Comparing the Best Fit by Lifestyle
If you are narrowing down Aptos neighborhoods, it helps to match the area to your routine rather than just the map.
| Area | Best Match For | What Stands Out |
|---|---|---|
| Seacliff | Immediate beach access | Small, compact, visitor-oriented coastal pocket |
| Rio Del Mar / Seascape | Classic beach subdivision living | Broader residential coastal layout with multiple access points |
| Aptos Village | Walkable errands and trail access | Mixed-use core with service and park connections |
| Aptos Hills | More inland living | Less beach-dependent day-to-day setting |
This is why Aptos can feel so varied for buyers. “Coastal” does not mean one thing here. It can mean beachfront activity, bluff access, village convenience, or an inland base with easier distance from the shoreline crowd patterns.
Traffic, Access, and Future Connectivity
One of the biggest buyer realities in Aptos is that public coastal access is built into the area. California’s coastal-access framework and local park systems support public use of beaches and shoreline access points, especially in Seacliff and Rio Del Mar.
In practical terms, buyers near those areas should expect some mix of public parking demand, foot traffic, and seasonal beach use. That does not make those neighborhoods less desirable, but it does mean your exact block and street conditions matter.
There is also an important future mobility project to watch. Santa Cruz County says Coastal Rail Trail Segments 10 and 11 will create an approximately 4.2-mile ADA-accessible bike and pedestrian path from 17th Avenue in Live Oak to State Park Drive in the Seacliff neighborhood.
According to the county, final design and right-of-way work are expected through 2027, with construction planned for 2027 through 2030. For buyers looking at Seacliff and nearby Aptos areas, that could shape future thinking around connectivity, biking, and pedestrian access.
Questions to Ask Before You Buy
No matter which Aptos area interests you most, it helps to dig into the street-level details before you make a move.
Here are a few smart questions to ask as you compare homes:
- Which streets are closest to beach access points?
- Which blocks see the most visitor traffic or parking pressure?
- Is the property in a mixed-use area, a transition zone, or a more residential subdivision setting?
- Are there coastal access or pathway considerations that affect the location?
- Could future transportation projects change how the area feels or functions over time?
These questions are especially helpful in Aptos because neighborhood character can shift quickly from one pocket to the next. A local, block-by-block perspective matters here.
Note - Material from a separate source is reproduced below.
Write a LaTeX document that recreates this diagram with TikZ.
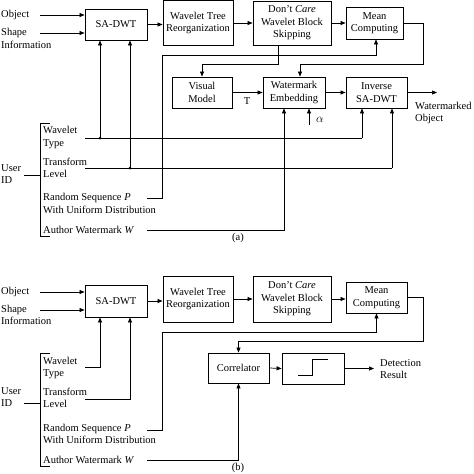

If you are comparing Aptos neighborhoods and want help matching the right area to your lifestyle, budget, and long-term plans, Genie Lawless can help you narrow the search with clear local guidance and responsive support.
FAQs
What is the best Aptos neighborhood for living near the beach?
- Seacliff is the clearest option for immediate beach access because it sits directly next to Seacliff State Beach and Monterey Bay.
What is the difference between Seacliff and Rio Del Mar in Aptos?
- Seacliff is a smaller, more compact beach pocket with stronger visitor activity, while Rio Del Mar is part of a broader coastal subdivision area with a more spread-out residential feel.
Is Aptos Village walkable for everyday errands?
- County planning documents describe Aptos Village as a mixed-use area with pedestrian and bicycle connections to parks, services, and local destinations, making it the strongest fit for errand-oriented daily life.
What part of Aptos is farther inland?
- Aptos Hills is the most inland area covered here, located east of Aptos and northeast of Rio Del Mar.
What should buyers watch for in coastal Aptos neighborhoods?
- Buyers should pay close attention to beach access, public parking, foot traffic, mixed-use surroundings, and how future mobility projects may affect neighborhood connectivity.